In 2010, I became obsessed with the lost ingredient of crème de noyau and went as far as making my own (along with the cyanide risk of doing so). There were a few artificially-flavored bottom shelf examples out there, but nothing worth spending the money on. Drinks from Louis Fouquet's 1896 Bariana such as Louis' Saratoga Cocktail led me on a quest that year to ask around at Tales of the Cocktail. That search guided me to a Cognac blending seminar where I spoke to the producer of Noyau de Poissy. While I did get to attend a great talk for free, I was disappointed when I learned that their crème de noyau was not exported to our area. It was not until 2015 that I was able to get my hands on a bottle of Tempus Fugit's craft take on the liqueur.
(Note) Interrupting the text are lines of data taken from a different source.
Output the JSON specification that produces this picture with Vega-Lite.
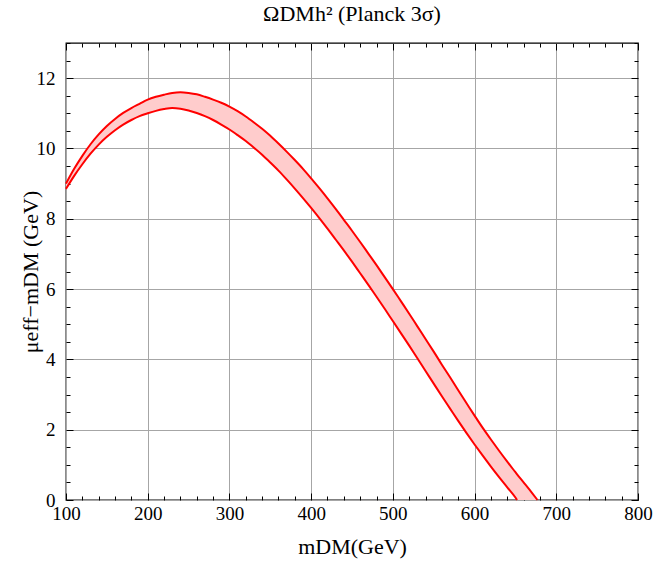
{
  "$schema": "https://vega.github.io/schema/vega-lite/v6.json",
  "width": 572,
  "height": 457,
  "autosize": {"type": "none"},
  "padding": {"left": 66, "top": 43, "right": 17, "bottom": 64},
  "background": "white",
  "title": {"text": "ΩDMh² (Planck 3σ)", "font": "Liberation Serif", "fontSize": 22, "fontWeight": "normal", "color": "black", "offset": 8},
  "config": {
    "view": {"stroke": "black", "strokeWidth": 1.3},
    "axis": {"domain": false, "labelFont": "Liberation Serif", "labelFontSize": 19, "labelColor": "black", "titleFont": "Liberation Serif", "titleFontSize": 22, "titleFontWeight": "normal", "titleColor": "black", "tickColor": "black", "tickWidth": 1, "gridColor": "#a6a6a6", "gridWidth": 1, "labelOverlap": false, "labelFlush": false}
  },
  "data": {"values": [
    {"m": 100, "lo": 8.85, "hi": 9.00},
    {"m": 110, "lo": 9.22, "hi": 9.42},
    {"m": 120, "lo": 9.55, "hi": 9.79},
    {"m": 130, "lo": 9.85, "hi": 10.12},
    {"m": 140, "lo": 10.11, "hi": 10.40},
    {"m": 150, "lo": 10.33, "hi": 10.64},
    {"m": 160, "lo": 10.52, "hi": 10.84},
    {"m": 170, "lo": 10.68, "hi": 11.01},
    {"m": 180, "lo": 10.81, "hi": 11.15},
    {"m": 190, "lo": 10.92, "hi": 11.27},
    {"m": 200, "lo": 11.00, "hi": 11.39},
    {"m": 210, "lo": 11.07, "hi": 11.47},
    {"m": 220, "lo": 11.12, "hi": 11.53},
    {"m": 230, "lo": 11.15, "hi": 11.58},
    {"m": 240, "lo": 11.13, "hi": 11.60},
    {"m": 250, "lo": 11.08, "hi": 11.58},
    {"m": 260, "lo": 11.01, "hi": 11.54},
    {"m": 270, "lo": 10.92, "hi": 11.47},
    {"m": 280, "lo": 10.81, "hi": 11.39},
    {"m": 290, "lo": 10.68, "hi": 11.30},
    {"m": 300, "lo": 10.54, "hi": 11.19},
    {"m": 310, "lo": 10.38, "hi": 11.06},
    {"m": 320, "lo": 10.21, "hi": 10.91},
    {"m": 330, "lo": 10.02, "hi": 10.74},
    {"m": 340, "lo": 9.82, "hi": 10.56},
    {"m": 350, "lo": 9.60, "hi": 10.36},
    {"m": 360, "lo": 9.37, "hi": 10.14},
    {"m": 370, "lo": 9.12, "hi": 9.91},
    {"m": 380, "lo": 8.86, "hi": 9.67},
    {"m": 390, "lo": 8.59, "hi": 9.42},
    {"m": 400, "lo": 8.31, "hi": 9.15},
    {"m": 410, "lo": 8.02, "hi": 8.87},
    {"m": 420, "lo": 7.72, "hi": 8.58},
    {"m": 430, "lo": 7.41, "hi": 8.28},
    {"m": 440, "lo": 7.10, "hi": 7.97},
    {"m": 450, "lo": 6.78, "hi": 7.66},
    {"m": 460, "lo": 6.45, "hi": 7.34},
    {"m": 470, "lo": 6.12, "hi": 7.01},
    {"m": 480, "lo": 5.78, "hi": 6.68},
    {"m": 490, "lo": 5.44, "hi": 6.34},
    {"m": 500, "lo": 5.09, "hi": 6.00},
    {"m": 510, "lo": 4.74, "hi": 5.65},
    {"m": 520, "lo": 4.39, "hi": 5.30},
    {"m": 530, "lo": 4.03, "hi": 4.94},
    {"m": 540, "lo": 3.67, "hi": 4.58},
    {"m": 550, "lo": 3.31, "hi": 4.22},
    {"m": 560, "lo": 2.95, "hi": 3.85},
    {"m": 570, "lo": 2.60, "hi": 3.49},
    {"m": 580, "lo": 2.25, "hi": 3.12},
    {"m": 590, "lo": 1.91, "hi": 2.76},
    {"m": 600, "lo": 1.58, "hi": 2.40},
    {"m": 610, "lo": 1.26, "hi": 2.05},
    {"m": 620, "lo": 0.95, "hi": 1.72},
    {"m": 630, "lo": 0.65, "hi": 1.40},
    {"m": 640, "lo": 0.36, "hi": 1.09},
    {"m": 650, "lo": 0.07, "hi": 0.79},
    {"m": 652, "lo": 0.00, "hi": 0.73},
    {"m": 660, "lo": 0.00, "hi": 0.50},
    {"m": 670, "lo": 0.00, "hi": 0.21},
    {"m": 677, "lo": 0.00, "hi": 0.00}
  ]},
  "layer": [
    {
      "mark": {"type": "area", "color": "#ffcccc", "opacity": 1, "interpolate": "monotone"},
      "encoding": {
        "x": {"field": "m", "type": "quantitative", "scale": {"domain": [100, 800], "nice": false, "zero": false},
          "axis": {"orient": "bottom", "title": "mDM(GeV)", "titlePadding": 10, "labelPadding": 11,
            "values": [100,120,140,160,180,200,220,240,260,280,300,320,340,360,380,400,420,440,460,480,500,520,540,560,580,600,620,640,660,680,700,720,740,760,780,800],
            "labelExpr": "datum.value % 100 === 0 ? toString(datum.value) : ''",
            "tickSize": {"condition": {"test": "datum.value % 100 === 0", "value": -7}, "value": -4},
            "grid": true,
            "gridOpacity": {"condition": {"test": "datum.value % 100 === 0", "value": 1}, "value": 0}}},
        "y": {"field": "hi", "type": "quantitative", "scale": {"domain": [0, 13], "nice": false},
          "axis": {"orient": "left", "title": "μeff−mDM (GeV)", "titleX": -24, "labelPadding": 18,
            "values": [0,0.5,1,1.5,2,2.5,3,3.5,4,4.5,5,5.5,6,6.5,7,7.5,8,8.5,9,9.5,10,10.5,11,11.5,12,12.5,13],
            "labelExpr": "datum.value % 2 === 0 ? toString(datum.value) : ''",
            "tickSize": {"condition": {"test": "datum.value % 2 === 0", "value": -7}, "value": -4},
            "grid": true,
            "gridOpacity": {"condition": {"test": "datum.value % 2 === 0", "value": 1}, "value": 0}}},
        "y2": {"field": "lo"}
      }
    },
    {
      "mark": {"type": "line", "color": "#ff0000", "strokeWidth": 2, "interpolate": "monotone"},
      "encoding": {
        "x": {"field": "m", "type": "quantitative",
          "axis": {"orient": "top", "title": null, "labels": false, "grid": false,
            "values": [100,120,140,160,180,200,220,240,260,280,300,320,340,360,380,400,420,440,460,480,500,520,540,560,580,600,620,640,660,680,700,720,740,760,780,800],
            "tickSize": {"condition": {"test": "datum.value % 100 === 0", "value": -7}, "value": -4}}},
        "y": {"field": "hi", "type": "quantitative",
          "axis": {"orient": "right", "title": null, "labels": false, "grid": false,
            "values": [0,0.5,1,1.5,2,2.5,3,3.5,4,4.5,5,5.5,6,6.5,7,7.5,8,8.5,9,9.5,10,10.5,11,11.5,12,12.5,13],
            "tickSize": {"condition": {"test": "datum.value % 2 === 0", "value": -7}, "value": -4}}}
      }
    },
    {
      "transform": [{"filter": "datum.m <= 652"}],
      "mark": {"type": "line", "color": "#ff0000", "strokeWidth": 2, "interpolate": "monotone"},
      "encoding": {
        "x": {"field": "m", "type": "quantitative", "axis": null},
        "y": {"field": "lo", "type": "quantitative", "axis": null}
      }
    }
  ],
  "resolve": {"axis": {"x": "independent", "y": "independent"}}
}
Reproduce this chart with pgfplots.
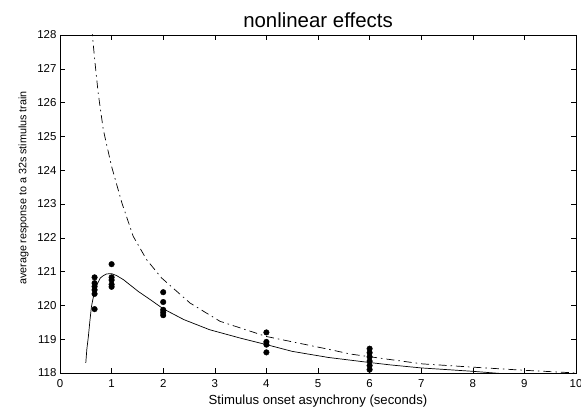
\documentclass[border=0pt]{standalone}
\usepackage{fontspec}
\setmainfont{Liberation Sans}
\usepackage{pgfplots}
\pgfplotsset{compat=1.18}

\begin{document}
\begin{tikzpicture}
\begin{axis}[name=ax,
  scale only axis, width=516bp, height=338bp,
  xmin=0, xmax=10, ymin=118, ymax=128,
  xtick={0,1,...,10}, ytick={118,119,...,128},
  tick align=inside, major tick length=5bp,
  tick style={black, line width=0.5bp},
  axis line style={line width=0.6bp},
  /pgf/number format/assume math mode=true,
  ticklabel style={font=\fontsize{11.5}{13}\selectfont},
  xticklabel style={yshift=-3bp},
  title={nonlinear effects},
  title style={font=\fontsize{20.5}{24}\selectfont, yshift=-2bp},
  xlabel={Stimulus onset asynchrony (seconds)},
  xlabel style={font=\fontsize{13.2}{14}\selectfont, yshift=0bp},
  ylabel={average response to a 32s stimulus train},
  ylabel style={font=\fontsize{10.8}{12}\selectfont, yshift=2bp, xshift=16bp},
]
% model fit (solid)
\addplot[black, line width=0.7bp] coordinates {
 (0.50,118.30)(0.52,118.70)(0.55,119.08)(0.58,119.55)(0.61,119.97)(0.64,120.20)
 (0.68,120.46)(0.72,120.62)(0.78,120.81)(0.84,120.88)(0.90,120.93)(1.00,120.94)
 (1.10,120.88)(1.23,120.76)(1.52,120.41)(1.75,120.17)(2.00,119.90)(2.40,119.58)
 (2.90,119.28)(3.50,119.03)(4.00,118.84)(4.50,118.64)(5.20,118.46)(6.00,118.31)
 (6.40,118.24)(7.00,118.15)(8.00,118.05)(8.50,117.99)(9.00,117.95)(10.00,117.88)};
% linear prediction (dash-dot)
\addplot[black, line width=0.7bp, dash pattern=on 8bp off 4bp on 1.5bp off 4bp] coordinates {
 (0.62,128.20)(0.63,127.95)(0.68,127.16)(0.74,126.28)(0.84,125.19)(1.00,124.11)
 (1.20,123.03)(1.42,122.04)(1.68,121.35)(1.97,120.81)(2.52,120.07)(3.10,119.53)
 (4.00,119.08)(5.18,118.71)(5.63,118.56)(6.34,118.41)(7.02,118.27)(8.03,118.17)
 (9.00,118.08)(9.77,118.02)(10.00,118.00)};
% measured responses
\addplot[only marks, mark=*, mark size=2.8bp, black] coordinates {
 (0.67,120.83)(0.67,120.66)(0.67,120.56)(0.67,120.46)(0.67,120.34)(0.67,119.89)
 (1,121.22)(1,120.83)(1,120.75)(1,120.62)(1,120.55)
 (2,120.39)(2,120.10)(2,119.87)(2,119.79)(2,119.71)
 (4,119.20)(4,118.92)(4,118.84)(4,118.61)
 (6,118.72)(6,118.60)(6,118.48)(6,118.35)(6,118.22)(6,118.10)};
\end{axis}
\pgfresetboundingbox
\path ([xshift=-60bp,yshift=-35bp]ax.south west) rectangle ([xshift=5bp,yshift=35bp]ax.north east);
\end{tikzpicture}
\end{document}
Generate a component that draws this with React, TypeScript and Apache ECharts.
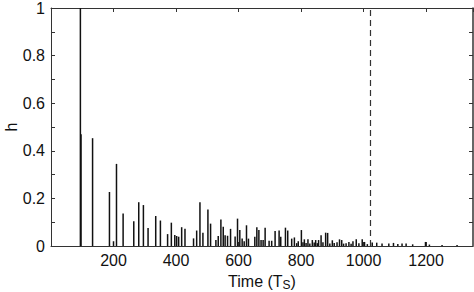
import React, { useEffect, useRef } from "react";
import * as echarts from "echarts";

const times: number[] = [
  94, 96, 133, 187, 200, 209.5, 230.7, 264.8, 280.7, 295.6, 310.5, 335, 350, 373, 385, 396, 402, 408.4, 418, 428.6,
  456, 466, 476.5, 486, 502, 510.5, 527.5, 535, 543.5, 551, 557, 564.8, 574.4, 589, 596.7, 604, 611.5, 618, 625.4, 631.7,
  652, 658.5, 665, 672, 678.6, 685, 697.7, 706, 716.9, 729.7, 735, 750, 757.3, 770, 778.6, 791, 801, 810.5, 822, 836,
  846.7, 856, 864, 878.6, 885, 900, 923, 930, 953, 966, 976.5, 995.6, 1003, 1027.6, 1042, 1059, 1080.7, 1095.6, 1109.5, 1123,
  1136, 1157, 1198, 1210.5, 1251, 1299,
  786, 806, 816, 828, 842, 852, 870, 892, 906, 915, 936, 944, 960, 985, 1012,
];
const heights: number[] = [
  1, 0.47, 0.453, 0.227, 0.02, 0.345, 0.137, 0.104, 0.184, 0.172, 0.076, 0.126, 0.107, 0.05, 0.098, 0.046, 0.042, 0.039, 0.079, 0.072,
  0.032, 0.065, 0.184, 0.056, 0.153, 0.094, 0.025, 0.042, 0.111, 0.081, 0.045, 0.043, 0.072, 0.04, 0.115, 0.067, 0.031, 0.02, 0.087, 0.031,
  0.039, 0.079, 0.067, 0.025, 0.025, 0.077, 0.022, 0.022, 0.063, 0.065, 0.039, 0.077, 0.065, 0.031, 0.036, 0.02, 0.067, 0.028, 0.028, 0.025,
  0.025, 0.025, 0.045, 0.056, 0.055, 0.024, 0.028, 0.025, 0.017, 0.02, 0.028, 0.028, 0.017, 0.015, 0.014, 0.011, 0.011, 0.013, 0.008, 0.01,
  0.01, 0.007, 0.017, 0.006, 0.004, 0.004,
  0.012, 0.016, 0.013, 0.01, 0.015, 0.012, 0.016, 0.01, 0.013, 0.016, 0.01, 0.012, 0.009, 0.012, 0.008,
];
const xTicks: number[] = [200, 400, 600, 800, 1000, 1200];
const yLabels: number[] = [0, 0.2, 0.4, 0.6, 0.8, 1];
const thresholdTime = 1022;

export default function App() {
  const ref = useRef<HTMLDivElement>(null);
  useEffect(() => {
    if (!ref.current) return;
    const chart = echarts.init(ref.current, null, { renderer: "svg" });
    const font = "'Liberation Sans', Arial, sans-serif";
    const axisCol = "#333";
    const data = times.map((t, i) => [t, heights[i]]);
    chart.setOption({
      animation: false,
      grid: { left: 51, right: 1, top: 8, bottom: 46, show: false, containLabel: false, outerBoundsMode: "none" },
      xAxis: [
        {
          type: "value",
          min: 0,
          max: 1350,
          interval: 200,
          position: "bottom",
          axisLine: { show: true, onZero: false, lineStyle: { color: axisCol, width: 1 } },
          axisTick: { show: true, inside: true, length: 4, lineStyle: { color: axisCol } },
          splitLine: { show: false },
          axisLabel: {
            fontFamily: font,
            fontSize: 16,
            color: "#111",
            margin: 6,
            showMinLabel: false,
            showMaxLabel: false,
            formatter: (v: number) => (xTicks.includes(v) ? String(v) : ""),
          },
          name: "Time (T{sub|S})",
          nameLocation: "middle",
          nameGap: 26,
          nameMoveOverlap: false,
          nameTextStyle: {
            fontFamily: font,
            fontSize: 16,
            color: "#111",
            rich: { sub: { fontFamily: font, fontSize: 12, color: "#111", padding: [7, 0, 0, 0] } },
          },
        },
        {
          type: "value",
          min: 0,
          max: 1350,
          interval: 200,
          position: "top",
          axisLine: { show: true, onZero: false, lineStyle: { color: axisCol, width: 1 } },
          axisTick: { show: true, inside: true, length: 4, lineStyle: { color: axisCol } },
          axisLabel: { show: false },
          splitLine: { show: false },
        },
      ],
      yAxis: [
        {
          type: "value",
          min: 0,
          max: 1,
          interval: 0.1,
          position: "left",
          axisLine: { show: true, onZero: false, lineStyle: { color: axisCol, width: 1 } },
          axisTick: { show: true, inside: true, length: 4, lineStyle: { color: axisCol } },
          splitLine: { show: false },
          axisLabel: {
            fontFamily: font,
            fontSize: 16,
            color: "#111",
            margin: 6,
            formatter: (v: number) => {
              const r = Math.round(v * 10) / 10;
              return yLabels.some((l) => Math.abs(l - r) < 1e-6) ? String(r) : "";
            },
          },
          name: "h",
          nameLocation: "middle",
          nameGap: 32,
          nameMoveOverlap: false,
          nameTextStyle: { fontFamily: font, fontSize: 16, color: "#111" },
        },
        {
          type: "value",
          min: 0,
          max: 1,
          interval: 0.1,
          position: "right",
          axisLine: { show: true, onZero: false, lineStyle: { color: axisCol, width: 1.5 } },
          axisTick: { show: true, inside: true, length: 4, lineStyle: { color: axisCol } },
          axisLabel: { show: false },
          splitLine: { show: false },
        },
      ],
      series: [
        {
          type: "bar",
          xAxisIndex: 0,
          yAxisIndex: 0,
          data,
          barWidth: 1.5,
          itemStyle: { color: "#111" },
          markLine: {
            silent: true,
            symbol: "none",
            label: { show: false },
            lineStyle: { color: "#333", type: [6, 4], width: 1.2 },
            data: [{ xAxis: thresholdTime }],
          },
        },
      ],
    });
    return () => chart.dispose();
  }, []);
  return (
    <div
      ref={ref}
      style={{ position: "absolute", left: 0, top: 0, width: 474, height: 292, background: "#fff" }}
    />
  );
}
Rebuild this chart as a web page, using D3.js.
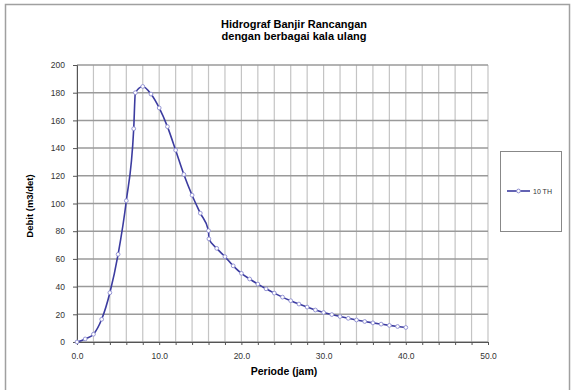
<!DOCTYPE html>
<html>
<head>
<meta charset="utf-8">
<script src="https://cdn.jsdelivr.net/npm/d3@7"></script>
<style>
  body { margin: 0; background: #fff; }
  svg text { font-family: "Liberation Sans", Arial, sans-serif; }
</style>
</head>
<body>
<svg></svg>
<script>
//Set Dimensions of svg
var width = 572;
var height = 390;
var svg = d3.select('svg')
            .attr('width', width)
            .attr('height', height);

//Data (jam, m3/det)
var periode = [0, 1, 2, 3, 4, 5, 6, 6.9, 7.1, 8, 9, 10, 11, 12, 13, 14, 15, 16, 16.05,
               17, 18, 19, 20, 21, 22, 23, 24, 25, 26, 27, 28, 29, 30,
               31, 32, 33, 34, 35, 36, 37, 38, 39, 40];
var debit = [0, 2.2, 5.6, 16.4, 35.6, 63.3, 102, 154, 180, 184.5, 179, 169, 155.5, 138.5, 121, 106, 93, 80.4, 74.5,
             67.6, 61.6, 55, 49.6, 45.5, 41.8, 38.4, 35.3, 32.4, 29.8, 27.4, 25.2, 23.1, 21.3,
             19.8, 18.4, 17.1, 15.9, 14.8, 13.8, 12.9, 12.0, 11.2, 10.5];
var seriesName = '10 TH';
var titleLines = ['Hidrograf Banjir Rancangan', 'dengan berbagai kala ulang'];
var xTicks = [0, 10, 20, 30, 40, 50];
var yTicks = [0, 20, 40, 60, 80, 100, 120, 140, 160, 180, 200];

var data = periode.map(function(p, i) { return {x: p, y: debit[i]}; });

//Chart border
svg.append('rect')
   .attr('x', 5.5).attr('y', 4.5)
   .attr('width', 564).attr('height', 390)
   .attr('fill', 'none')
   .attr('stroke', '#a0a0a0')
   .attr('stroke-width', 1.5);

//Scales
var x = d3.scaleLinear().domain([0, 50]).range([77, 488]);
var y = d3.scaleLinear().domain([0, 200]).range([342, 65]);

//Gridlines
svg.append('g')
   .selectAll('line')
   .data(d3.range(0, 51, 2))
   .enter()
   .append('line')
   .attr('x1', d => x(d)).attr('x2', d => x(d))
   .attr('y1', y(0)).attr('y2', y(200))
   .attr('stroke', '#c4c4c4')
   .attr('stroke-width', 1.2);

svg.append('g')
   .selectAll('line')
   .data(yTicks)
   .enter()
   .append('line')
   .attr('x1', x(0)).attr('x2', x(50))
   .attr('y1', d => y(d)).attr('y2', d => y(d))
   .attr('stroke', '#9a9a9a')
   .attr('stroke-width', 1.5);

//Axes
var xAxis = svg.append('g')
   .attr('transform', 'translate(0,' + y(0) + ')')
   .call(d3.axisBottom(x).tickValues(d3.range(0, 51, 2)).tickSize(3).tickFormat(d => xTicks.indexOf(d) >= 0 ? d.toFixed(1) : ''));
var yAxis = svg.append('g')
   .attr('transform', 'translate(' + x(0) + ',0)')
   .call(d3.axisLeft(y).tickValues(yTicks).tickSize(4).tickFormat(d3.format('d')));

[xAxis, yAxis].forEach(function(a) {
  a.select('.domain').attr('stroke', '#555');
  a.selectAll('.tick line').attr('stroke', '#555');
  a.selectAll('text').attr('fill', '#333').style('font-size', '8.5px');
});
xAxis.selectAll('text').attr('dy', '1.3em');
yAxis.selectAll('text').attr('dx', '-0.6em');

//Line (smoothed like the spreadsheet chart)
var line = d3.line().curve(d3.curveMonotoneX).x(d => x(d.x)).y(d => y(d.y));
svg.append('path')
   .datum(data)
   .attr('d', line)
   .attr('fill', 'none')
   .attr('stroke', '#3c3ca0')
   .attr('stroke-width', 1.6);

svg.append('g')
   .selectAll('circle')
   .data(data)
   .enter()
   .append('circle')
   .attr('cx', d => x(d.x))
   .attr('cy', d => y(d.y))
   .attr('r', 1.9)
   .attr('fill', '#fff')
   .attr('stroke', '#8c8cd0')
   .attr('stroke-width', 0.9);

//Title
svg.append('text')
   .attr('x', 294).attr('y', 28)
   .attr('text-anchor', 'middle')
   .style('font-size', '11px').style('font-weight', 'bold')
   .selectAll('tspan')
   .data(titleLines)
   .enter()
   .append('tspan')
   .attr('x', 294)
   .attr('dy', (d, i) => i === 0 ? 0 : 12)
   .text(d => d);

//Axis titles
svg.append('text')
   .attr('x', 284).attr('y', 375)
   .attr('text-anchor', 'middle')
   .style('font-size', '10.5px').style('font-weight', 'bold')
   .text('Periode (jam)');

svg.append('text')
   .attr('transform', 'translate(33,206) rotate(-90)')
   .attr('text-anchor', 'middle')
   .style('font-size', '9.5px').style('font-weight', 'bold')
   .text('Debit (m3/det)');

//Legend
var legend = svg.append('g');
legend.append('rect')
   .attr('x', 500.5).attr('y', 151.5)
   .attr('width', 61).attr('height', 80)
   .attr('fill', '#fff')
   .attr('stroke', '#888');
legend.append('line')
   .attr('x1', 507).attr('x2', 530)
   .attr('y1', 191).attr('y2', 191)
   .attr('stroke', '#3c3ca0').attr('stroke-width', 1.6);
legend.append('circle')
   .attr('cx', 518.5).attr('cy', 191).attr('r', 1.9)
   .attr('fill', '#fff').attr('stroke', '#8c8cd0');
legend.append('text')
   .attr('x', 533).attr('y', 194)
   .style('font-size', '7px').attr('fill', '#333')
   .text(seriesName);
</script>
</body>
</html>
Two weeks ago, I was flipping through the 1930 Savoy Cocktail Book where I spotted the Old Etonian Cocktail. It had been easier to skip over recipes in the Savoy for there were so many that I could make that it was not such a let down by the ones I could not make given their lost or difficult to source ingredients like Caperitif and Hercules; however, Bariana called for a few ingredients in many of their drinks, and that book served as a greater motivator. Therefore, I felt it was time to give this Martini abstraction a go (although the lesser known Fairbank with its dry vermouth would fall closer to a Martini). In the glass, the Old Etonian proffered orange and nutty aromas to the nose. Next, a peach-like orchard fruit sip led into gin, nutty, and herbal flavors on the swallow.